Lack of Supporting Evidence
The court pointed out that the appellants failed to present adequate evidence to support their claim for unsealing the transcript, as both the Motion to Unseal and the Motion for Reconsideration lacked detailed factual recitations. The court found that the appellants did not explain how the release of the transcript would aid in their attempt to resolve issues related to attorney liens, thus failing to demonstrate good cause for unsealing. The court indicated that without sufficient justification, it was within the Bankruptcy Court's discretion to deny the motions to unseal. The lack of a compelling argument for unsealing led the court to affirm that the Bankruptcy Court acted appropriately in rejecting the appellants' requests.
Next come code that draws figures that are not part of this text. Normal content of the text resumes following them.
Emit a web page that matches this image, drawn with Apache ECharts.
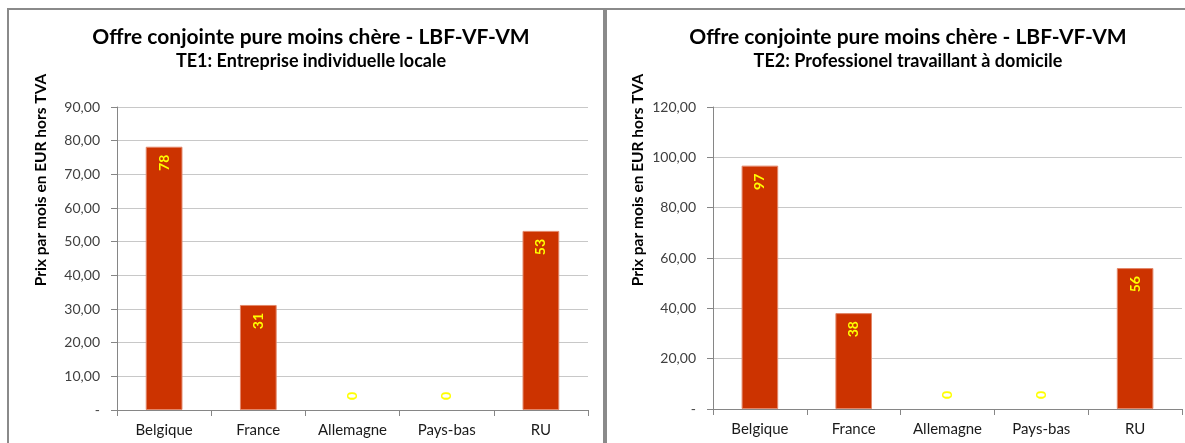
<!DOCTYPE html>
<html><head><meta charset="utf-8">
<script src="https://cdn.jsdelivr.net/npm/echarts@6/dist/echarts.min.js"></script>
<style>html,body{margin:0;padding:0;background:#fff}#c{width:1185px;height:443px}</style>
</head><body><div id="c"></div>
<script>
const categories = ['Belgique', 'France', 'Allemagne', 'Pays-bas', 'RU'];
const valuesTE1 = [78.2, 31.2, 0, 0, 53.2];
const valuesTE2 = [96.7, 38.1, 0, 0, 56.0];
const mainTitle = 'Offre conjointe pure moins chère - LBF-VF-VM';
const subTitle1 = 'TE1: Entreprise individuelle locale';
const subTitle2 = 'TE2: Professionel travaillant à domicile';
const yAxisName = 'Prix par mois en EUR hors TVA';
const yMax1 = 90, yInt1 = 10;
const yMax2 = 120, yInt2 = 20;

const FONT = 'Lato';
const chart = echarts.init(document.getElementById('c'), null, {renderer: 'canvas'});

function fmtTick(v) { return v === 0 ? '-' : v.toFixed(2).replace('.', ','); }
function barData(vals) {
  return vals.map(v => v === 0
    ? {value: v, itemStyle: {borderWidth: 0}, label: {position: 'top', align: 'left', distance: 10}}
    : {value: v});
}
function yAxis(gi, max, interval) {
  return {
    type: 'value', gridIndex: gi, min: 0, max: max, interval: interval,
    axisLine: {show: true, lineStyle: {color: '#868686', width: 1}},
    axisTick: {show: true, inside: false, length: 6, lineStyle: {color: '#868686'}},
    splitLine: {show: true, lineStyle: {color: '#c8c8c8', width: 1}},
    axisLabel: {formatter: fmtTick, fontFamily: FONT, fontSize: 14, color: '#404040', margin: 17}
  };
}
function xAxis(gi) {
  return {
    type: 'category', gridIndex: gi, data: categories,
    axisLine: {show: true, lineStyle: {color: '#868686', width: 1}},
    axisTick: {show: true, alignWithLabel: false, length: 6, lineStyle: {color: '#868686'}},
    axisLabel: {fontFamily: FONT, fontSize: 15, color: '#1a1a1a', margin: 13}
  };
}
function series(idx, vals) {
  return {
    type: 'bar', xAxisIndex: idx, yAxisIndex: idx, data: barData(vals),
    barWidth: '39%',
    itemStyle: {color: '#cc3300', borderColor: '#e2876a', borderWidth: 1},
    label: {
      show: true, position: 'insideTop', rotate: 90, align: 'right', verticalAlign: 'middle',
      distance: 8, color: '#ffff00', fontWeight: 'bold', fontFamily: FONT, fontSize: 14,
      formatter: p => String(Math.round(p.value))
    }
  };
}
const titleStyle = {fontFamily: FONT, fontWeight: 'bold', fontSize: 21, color: '#000'};
const subStyle = {fontFamily: FONT, fontWeight: 'bold', fontSize: 18, color: '#000'};

chart.setOption({
  animation: false,
  backgroundColor: '#ffffff',
  title: [
    {text: mainTitle, subtext: subTitle1, left: 306, top: 22, textAlign: 'center', itemGap: 4,
     textStyle: titleStyle, subtextStyle: subStyle},
    {text: mainTitle, subtext: subTitle2, left: 903, top: 22, textAlign: 'center', itemGap: 4,
     textStyle: titleStyle, subtextStyle: subStyle}
  ],
  grid: [
    {left: 117, right: 597, top: 107, bottom: 33},
    {left: 713, right: 3, top: 107, bottom: 34}
  ],
  xAxis: [xAxis(0), xAxis(1)],
  yAxis: [yAxis(0, yMax1, yInt1), yAxis(1, yMax2, yInt2)],
  series: [series(0, valuesTE1), series(1, valuesTE2)],
  graphic: [
    {type: 'rect', shape: {x: 8, y: 9, width: 596, height: 460}, style: {fill: 'none', stroke: '#8a8a8a', lineWidth: 2}, silent: true, z: -1},
    {type: 'rect', shape: {x: 606, y: 9, width: 600, height: 460}, style: {fill: 'none', stroke: '#8a8a8a', lineWidth: 2}, silent: true, z: -1},
    {type: 'text', x: 41, y: 180, rotation: Math.PI / 2,
     style: {text: yAxisName, fontFamily: FONT, fontWeight: 'bold', fontSize: 15.5, fill: '#000', textAlign: 'center', textVerticalAlign: 'middle'}},
    {type: 'text', x: 638, y: 180, rotation: Math.PI / 2,
     style: {text: yAxisName, fontFamily: FONT, fontWeight: 'bold', fontSize: 15.5, fill: '#000', textAlign: 'center', textVerticalAlign: 'middle'}}
  ]
});
</script></body></html>
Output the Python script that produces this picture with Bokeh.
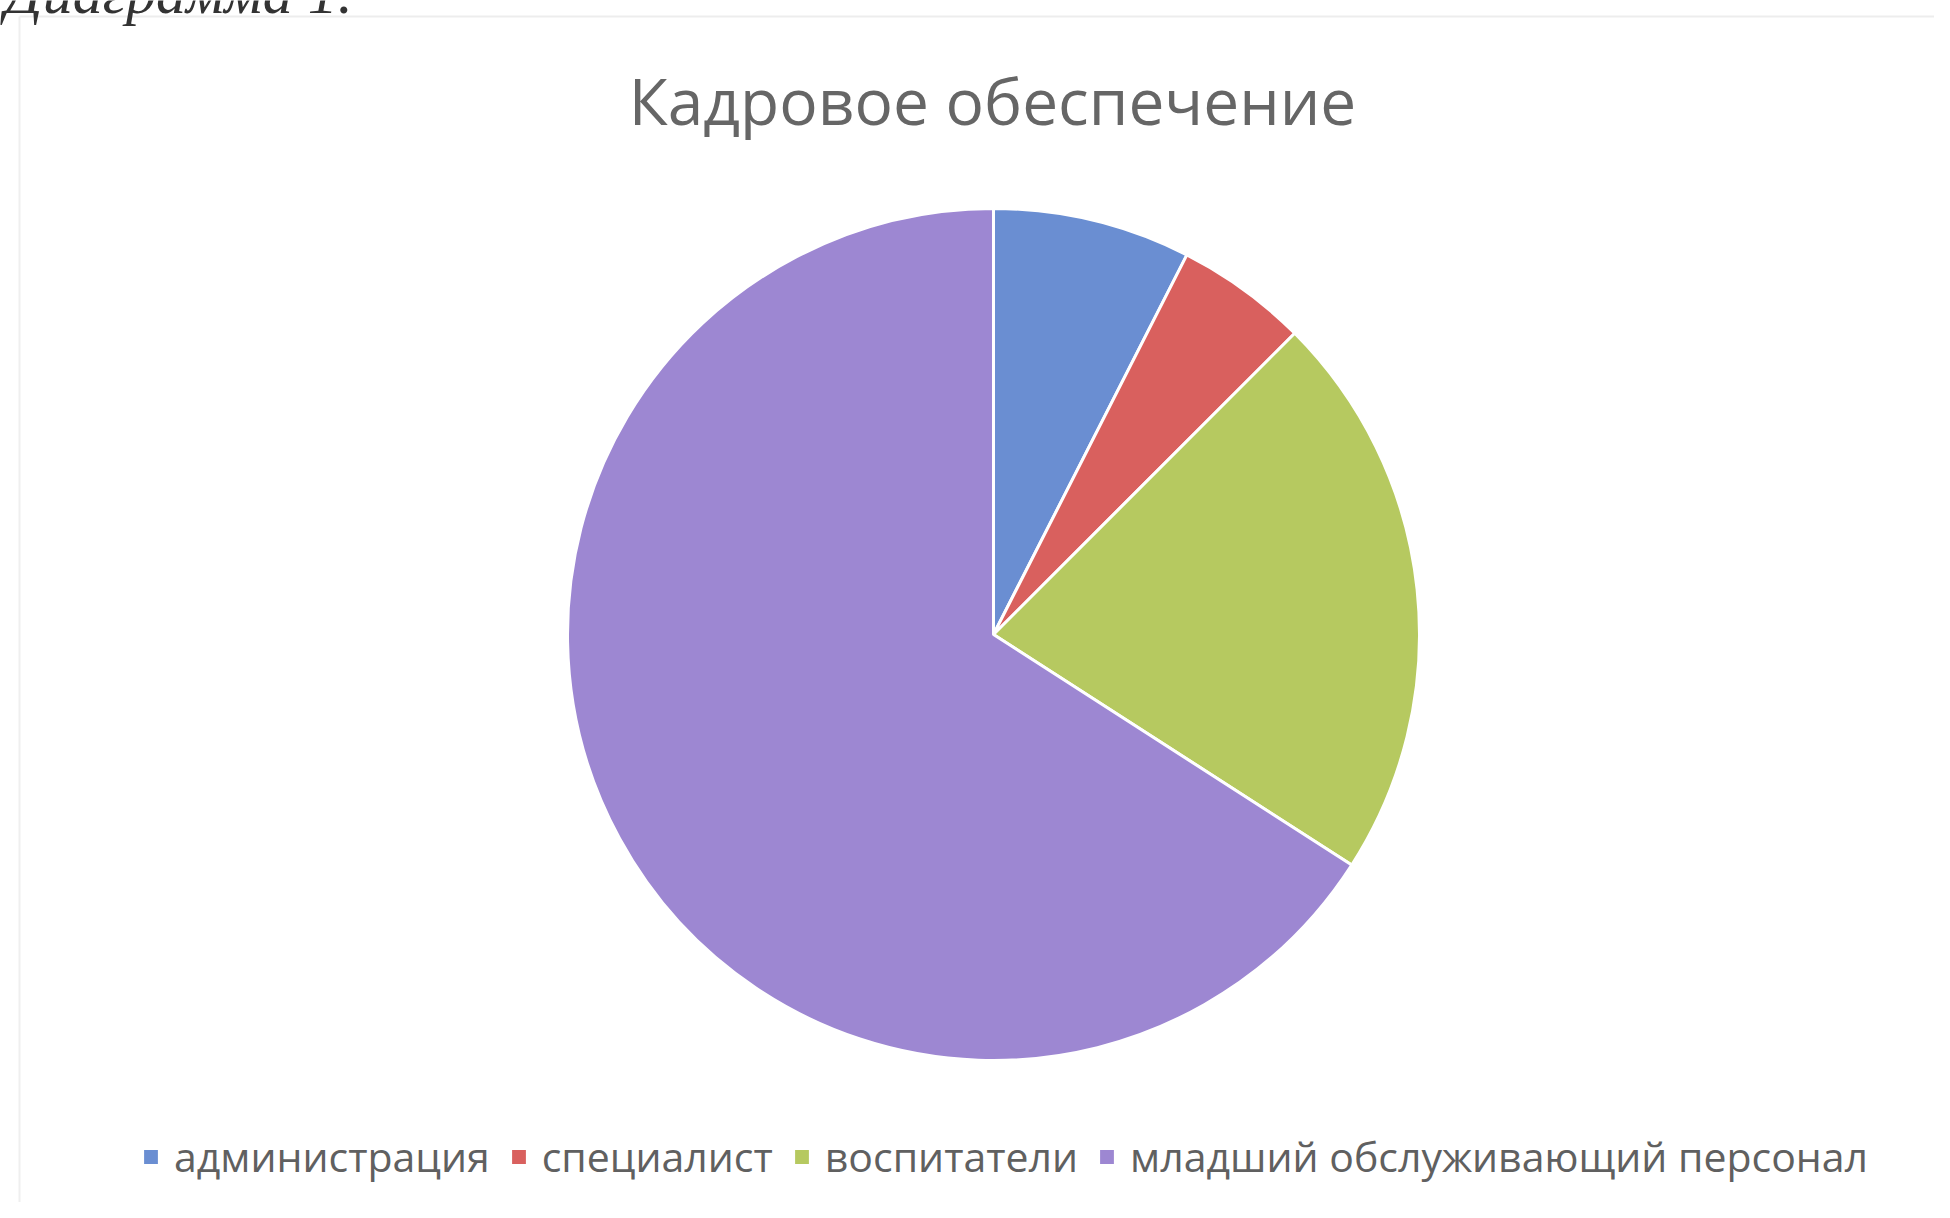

Overall, the court emphasized the necessity for appellants to substantiate their claims with evidence, which they failed to do.
Conclusion
In conclusion, the U.S. District Court affirmed the Bankruptcy Court's orders denying the motions to unseal the transcript. The court determined that the appellants had not demonstrated good cause for unsealing, as required by the terms of the Sealing Order. The court upheld the importance of maintaining the confidentiality of settlement agreements and emphasized that any release of sealed documents must be justified by compelling reasons. The ruling reinforced the principle that courts must respect sealing orders and confidentiality provisions unless the requesting party can adequately demonstrate the necessity for disclosure. Consequently, the court's decision underscored the responsibility of parties to uphold the integrity of settlement agreements and the processes surrounding them.